Saskia de Rothschild Vintage Cellar Wine Tasting at Bleu Provence for NWWF
Photography courtesy of Dorothea Hunter Sonne
The 2020 Vintage Cellar tasting seminar and luncheon at Bleu Provence on January 23 (that led into the 20th annual Naples Winter Wine Festival) brought together two titans of the wine world: Saskia de Rothschild, the 32-year-old wunderkind who runs her family’s historic First Growth estate in Bordeaux plus their wider global empire Domaines Barons de Rothschild (Lafite) and Antonio Galloni, the next Robert Parker and founder and curator of the modern online wine portal Vinous. Together they stepped a small group of aficionados through 10 vintages of the premier Château Lafite Rothschild and its sister Château L’Évangile.
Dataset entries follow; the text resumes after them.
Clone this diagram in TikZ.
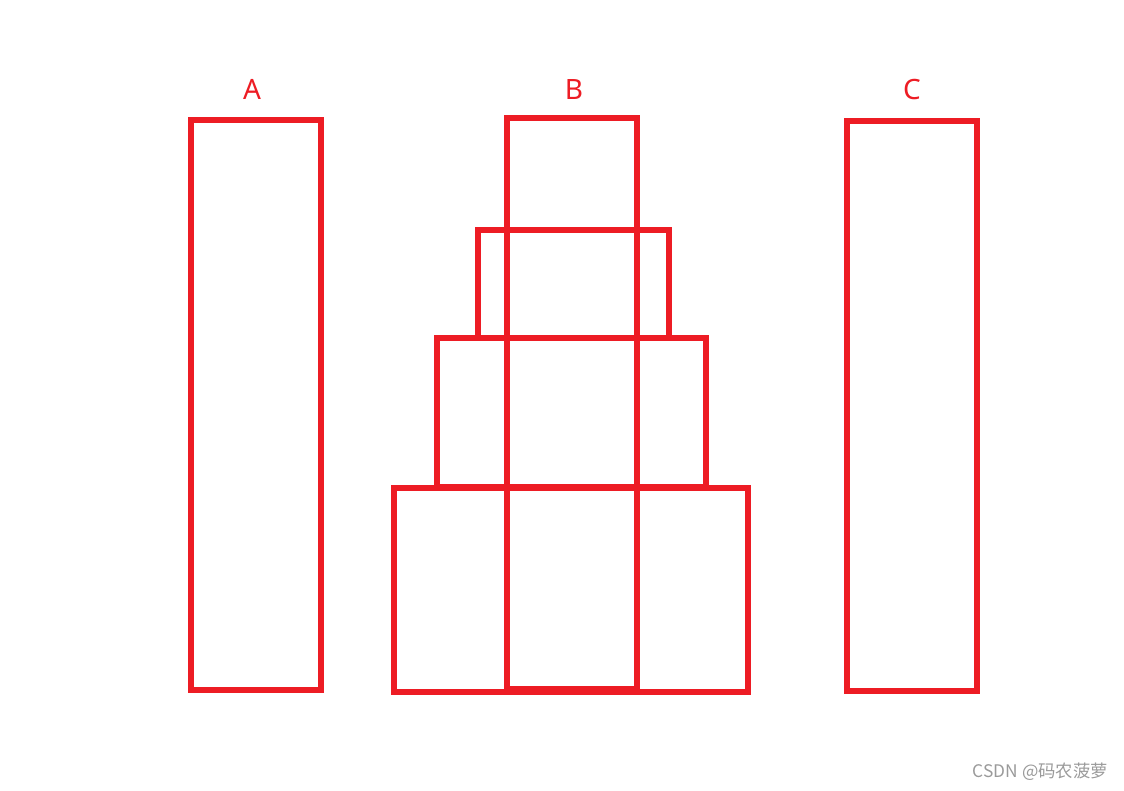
\documentclass[tikz,border=0pt]{standalone}
\usepackage{fontspec}
\setmainfont{Noto Sans}
\newfontfamily\cjk{Noto Sans CJK SC}
\usepackage{xcolor}
\definecolor{pegred}{HTML}{ED1C24}
\definecolor{markgray}{HTML}{9A9A9A}
\tikzset{
  peg/.style={draw=pegred, line width=3.9pt},
  plate/.style={draw=pegred, line width=3.9pt},
  pegname/.style={text=pegred, font=\fontsize{21}{25}\selectfont, inner sep=0pt}
}

\begin{document}
\begin{tikzpicture}[x=0.75pt, y=-0.75pt]
  \useasboundingbox (0,0) rectangle (1124,790);
  % pegs
  \node[pegname] (A) at (252,89) {A};
  \node[pegname] (B) at (574,89) {B};
  \node[pegname] (C) at (912,89) {C};
  \draw[peg] (191,120) rectangle (321,690);
  \draw[peg] (847,121) rectangle (977,691);
  % plates on B
  \draw[plate] (394,488) rectangle (748,692);
  \draw[plate] (437,338) rectangle (706,487);
  \draw[plate] (478,230) rectangle (669,338);
  \draw[peg] (507,118) rectangle (637,689);
  % watermark
  \node[anchor=east, text=markgray, font=\cjk\fontsize{13}{15}\selectfont, inner sep=0pt]
    (mark) at (1108,772) {CSDN @码农菠萝};
\end{tikzpicture}
\end{document}
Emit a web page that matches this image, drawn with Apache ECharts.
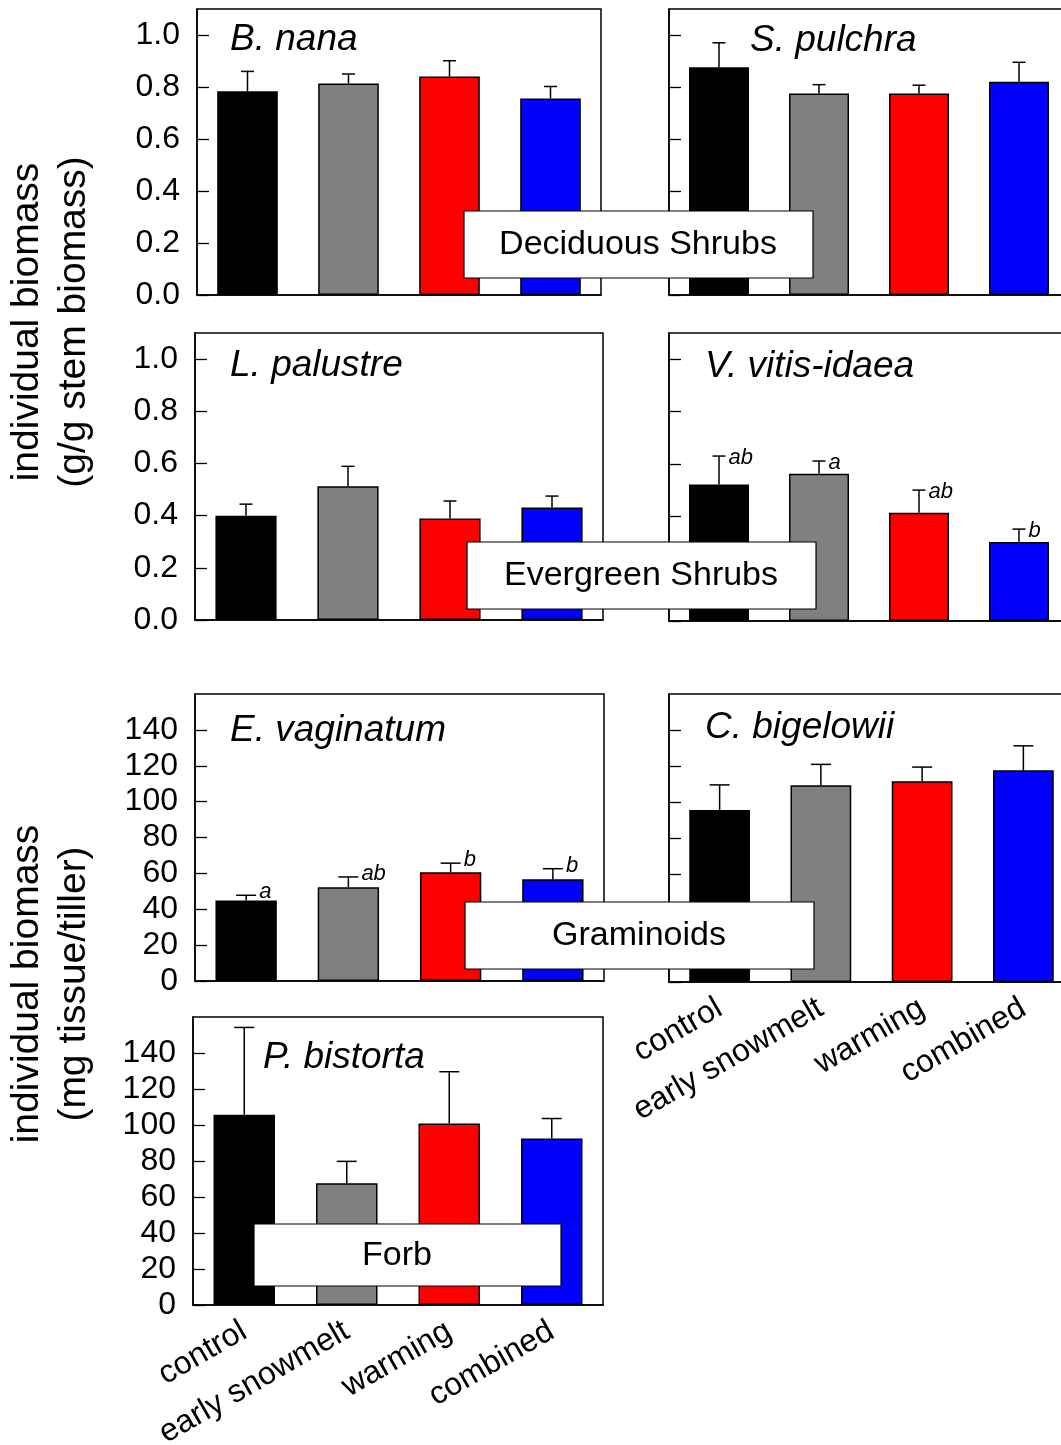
<!DOCTYPE html>
<html>
<head>
<meta charset="utf-8">
<script src="https://cdn.jsdelivr.net/npm/echarts@6/dist/echarts.min.js"></script>
<style>
html,body{margin:0;padding:0;background:#fff;overflow:hidden;}
#chart{width:1080px;height:1445px;}
</style>
</head>
<body>
<div id="chart"></div>
<script>
// ---------- data ----------
const categories = ['control', 'early snowmelt', 'warming', 'combined'];

const bNanaMean = [0.784, 0.813, 0.840, 0.756];
const bNanaSE   = [0.076, 0.037, 0.061, 0.046];

const sPulchraMean = [0.876, 0.775, 0.775, 0.820];
const sPulchraSE   = [0.094, 0.034, 0.032, 0.075];

const lPalustreMean = [0.400, 0.513, 0.389, 0.431];
const lPalustreSE   = [0.044, 0.076, 0.067, 0.044];

const vVitisMean = [0.521, 0.562, 0.413, 0.302];
const vVitisSE   = [0.109, 0.049, 0.087, 0.049];
const vVitisLetters = ['ab', 'a', 'ab', 'b'];

const eVaginatumMean = [44.9, 52.2, 60.6, 56.7];
const eVaginatumSE   = [2.9, 5.8, 5.1, 5.9];
const eVaginatumLetters = ['a', 'ab', 'b', 'b'];

const cBigelowiiMean = [95.5, 109.3, 111.5, 117.6];
const cBigelowiiSE   = [14.0, 11.6, 7.9, 13.6];

const pBistortaMean = [105.7, 67.6, 100.8, 92.5];
const pBistortaSE   = [48.5, 12.2, 28.8, 11.1];

const shrubTicks = [0, 0.2, 0.4, 0.6, 0.8, 1.0];
const herbTicks  = [0, 20, 40, 60, 80, 100, 120, 140];

const speciesNames = ['B. nana', 'S. pulchra', 'L. palustre', 'V. vitis-idaea', 'E. vaginatum', 'C. bigelowii', 'P. bistorta'];
const groupNames = ['Deciduous Shrubs', 'Evergreen Shrubs', 'Graminoids', 'Forb'];
const yTitleShrub = ['individual biomass', '(g/g stem biomass)'];
const yTitleHerb  = ['individual biomass', '(mg tissue/tiller)'];

// ---------- styles / layout ----------
const barColors = ['#000000', '#808080', '#ff0000', '#0000ff'];
const FONT = '"Liberation Sans", Arial, Helvetica, sans-serif';

const panels = [
  {mean: bNanaMean, se: bNanaSE, grid: {left: 197, top: 9, width: 404, height: 286}, kind: 'shrub', yLabels: true, xLabels: false, cap: 6.5, ldy: 2},
  {mean: sPulchraMean, se: sPulchraSE, grid: {left: 669, top: 9, width: 400, height: 286}, kind: 'shrub', yLabels: false, xLabels: false, cap: 6.5, ldy: 2},
  {mean: lPalustreMean, se: lPalustreSE, grid: {left: 195, top: 333, width: 408, height: 287}, kind: 'shrub', yLabels: true, xLabels: false, cap: 6.5, ldy: 2},
  {mean: vVitisMean, se: vVitisSE, letters: vVitisLetters, grid: {left: 669, top: 333, width: 400, height: 288}, kind: 'shrub', yLabels: false, xLabels: false, cap: 6.5, ldy: 2},
  {mean: eVaginatumMean, se: eVaginatumSE, letters: eVaginatumLetters, grid: {left: 195, top: 694, width: 409, height: 287}, kind: 'herb', yLabels: true, xLabels: false, cap: 10, ldy: -3},
  {mean: cBigelowiiMean, se: cBigelowiiSE, grid: {left: 669, top: 694, width: 405, height: 288}, kind: 'herb', yLabels: false, xLabels: true, cap: 10, ldy: -3},
  {mean: pBistortaMean, se: pBistortaSE, grid: {left: 193, top: 1017, width: 410, height: 288}, kind: 'herb', yLabels: true, xLabels: true, cap: 10, ldy: -3}
];

const titlePos = [[230, 40], [750, 41], [230, 366], [705, 367], [230, 731], [705, 728], [263, 1058]];
const groupBoxes = [
  {x: 464, y: 211, w: 349, h: 67, tx: 638, ty: 245},
  {x: 467, y: 542, w: 349, h: 67, tx: 641, ty: 576},
  {x: 465, y: 902, w: 349, h: 67, tx: 639, ty: 936},
  {x: 254, y: 1224, w: 307, h: 62, tx: 397, ty: 1256}
];

const grids = [], xAxes = [], yAxes = [], series = [];

panels.forEach((p, gi) => {
  grids.push(Object.assign({show: true, borderColor: '#000', borderWidth: 1.5, backgroundColor: 'transparent',
    containLabel: false, outerBoundsMode: 'none'}, p.grid));
  xAxes.push({
    type: 'category', gridIndex: gi, data: categories,
    axisLine: {lineStyle: {color: '#000', width: 1.5}},
    axisTick: {show: false},
    axisLabel: {show: p.xLabels, rotate: 30, margin: 24, color: '#000', fontSize: 32, fontFamily: FONT, interval: 0}
  });
  const ticks = p.kind === 'shrub' ? shrubTicks : herbTicks;
  yAxes.push({
    type: 'value', gridIndex: gi, min: 0,
    max: p.kind === 'shrub' ? 1.1 : 160,
    interval: p.kind === 'shrub' ? 0.2 : 20,
    splitLine: {show: false},
    axisLine: {show: true, lineStyle: {color: '#000', width: 1.5}},
    axisTick: {show: true, inside: true, length: 12, lineStyle: {color: '#000', width: 1.3},
      customValues: ticks},
    axisLabel: {
      show: p.yLabels, margin: 17, color: '#000', fontSize: 32, fontFamily: FONT,
      customValues: ticks,
      formatter: v => p.kind === 'shrub' ? Number(v).toFixed(1) : String(Math.round(v))
    }
  });
  series.push({
    type: 'bar', xAxisIndex: gi, yAxisIndex: gi, barWidth: '60%',
    data: p.mean.map((m, i) => ({value: m, itemStyle: {color: barColors[i]}})),
    itemStyle: {borderColor: '#000', borderWidth: 1.5},
    silent: true
  });
  series.push({
    type: 'custom', xAxisIndex: gi, yAxisIndex: gi, silent: true, z: 5,
    data: p.mean.map((m, i) => [i, m, p.se[i]]),
    renderItem: (params, api) => {
      const i = api.value(0), m = api.value(1), e = api.value(2);
      const base = api.coord([i, m]);
      const top = api.coord([i, m + e]);
      const hw = p.cap;
      const children = [
        {type: 'line', shape: {x1: base[0], y1: base[1], x2: top[0], y2: top[1]}, style: {stroke: '#000', lineWidth: 1.5}},
        {type: 'line', shape: {x1: top[0] - hw, y1: top[1], x2: top[0] + hw, y2: top[1]}, style: {stroke: '#000', lineWidth: 1.5}}
      ];
      if (p.letters) {
        children.push({type: 'text', x: top[0] + hw + 3, y: top[1] + p.ldy,
          style: {text: p.letters[params.dataIndex], fill: '#000', font: 'italic 22px ' + FONT, align: 'left', verticalAlign: 'middle'}});
      }
      return {type: 'group', children};
    }
  });
});

const graphics = [];
speciesNames.forEach((name, i) => {
  graphics.push({type: 'text', x: titlePos[i][0], y: titlePos[i][1], z: 50,
    style: {text: name, fill: '#000', font: 'italic 37px ' + FONT, align: 'left', verticalAlign: 'middle'}});
});
groupNames.forEach((name, i) => {
  const b = groupBoxes[i];
  graphics.push({type: 'rect', z: 100, shape: {x: b.x, y: b.y, width: b.w, height: b.h},
    style: {fill: '#fff', stroke: '#000', lineWidth: 1.2}});
  graphics.push({type: 'text', z: 101, x: b.tx, y: b.ty,
    style: {text: name, fill: '#000', font: '34px ' + FONT, align: 'center', verticalAlign: 'middle'}});
});
graphics.push({type: 'text', x: 51, y: 322, rotation: Math.PI / 2, z: 50,
  style: {text: yTitleShrub.join('\n'), fill: '#000', font: '39px ' + FONT, align: 'center', verticalAlign: 'middle', lineHeight: 47}});
graphics.push({type: 'text', x: 51, y: 984, rotation: Math.PI / 2, z: 50,
  style: {text: yTitleHerb.join('\n'), fill: '#000', font: '39px ' + FONT, align: 'center', verticalAlign: 'middle', lineHeight: 47}});

const chart = echarts.init(document.getElementById('chart'), null, {renderer: 'canvas'});
chart.setOption({
  animation: false,
  backgroundColor: '#fff',
  grid: grids, xAxis: xAxes, yAxis: yAxes, series: series,
  graphic: {elements: graphics}
});
</script>
</body>
</html>
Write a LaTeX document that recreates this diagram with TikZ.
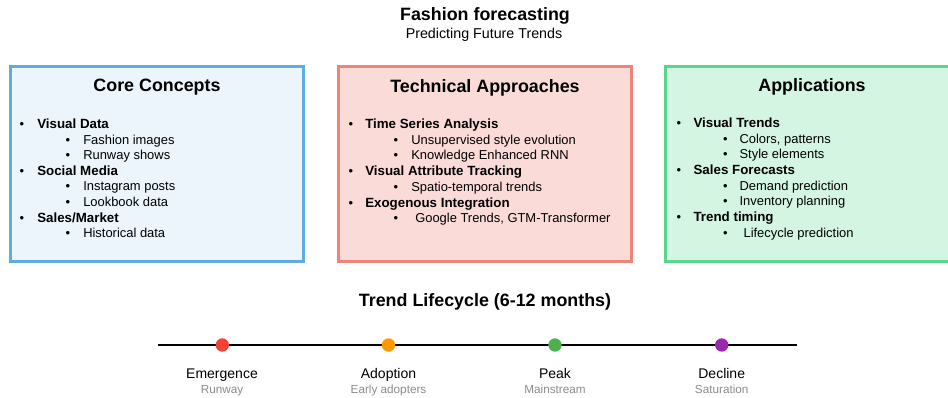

Even though the rapt audience had an almost encyclopedic grasp of the subject at hand, there were still a few surprises.
1. Sometimes too much of a good thing can be too much.
If you’ve ever heard an expert espouse the virtues of popping open a really old bottle of a First Growth wine like Lafite, they often compare it to a book—as you drink the wine over a few hours, it changes and unfolds like the arc of a story. But when someone asked how long before drinking it you should put it in a decanter, both Galloni and de Rothschild agreed the older the wine, the less time it should sit. For a younger vintage—one that’s only about 10 years old—you could decant it two hours before drinking it, but they usually put older ones in just about half an hour before drinking it. The reason? If you wait too long, you miss those prime hours that it opens up—hence you miss “the story.”
2. Double decanting works just as well (or better) for an older bottle.
Most of us would think pouring a 40-year-old wine in a decanter and then back into a bottle using a funnel would be too harsh for a living, breathing thing like fermented grapes, but de Rothschild said that’s what they exclusively do at her estate. The wine can take it (sloshing isn’t an issue with a deft touch), and the wine arguably opens up better. Plus, it looks cool to have it in the original bottle for everyone to marvel.
3. Climate change is real.
Vintage Cellar Tasting Naples Winter Wine Festival
De Rothschild hand-selected each of the wines for the tasting, and aside from the four that are unequivocally considered to be all-stars (1996, 1985, 1982, 1975), the rest were meant to highlight the effects of hotter, drier summers. There were audible gasps when she said the past decade was without a doubt the hottest on record in Bordeaux—and she can back that up with the hundreds of documents that she has dug up from her cellar’s vast archives detailing weather and soil conditions dating back centuries as she’s writing a book on it.
4. But advances in viticulture and agriculture can help.
Back in the day, like in 1982, part of why a vintage would become the stuff of legend was because the year-to-year was more inconsistent—they didn’t even sort the grapes during the harvest! Now, with such advances in technology for the actual farming and how the finished product is created, those developments can mitigate the encroaching effects of a warming planet.
5. That being said, there still are some great years.
It might not be the same as a lucky harvest four decades ago when women in the fields would smother their faces with crushed grapes in ecstasy. But one thing you could do is if a year is generally agreed upon to be a home run—such as 2018—you can buy bottles as soon as they’re released and age them at home. It would sure beat waiting 15 years and then trying to get your hands on some when most have already been sold and auction prices and going nowhere but up.
6. Keep calm—but then don’t hesitate to drink up!
With finer wines, it is true they do need to age. De Rothschild joked that it felt like “a crime” to pop open the 2010 Lafite. However, once a bottle reaches its peak, she and Galloni agreed the ensuing years are a plateau—the longer you wait, the wine won’t get incrementally better. So go ahead and enjoy once it’s in its prime.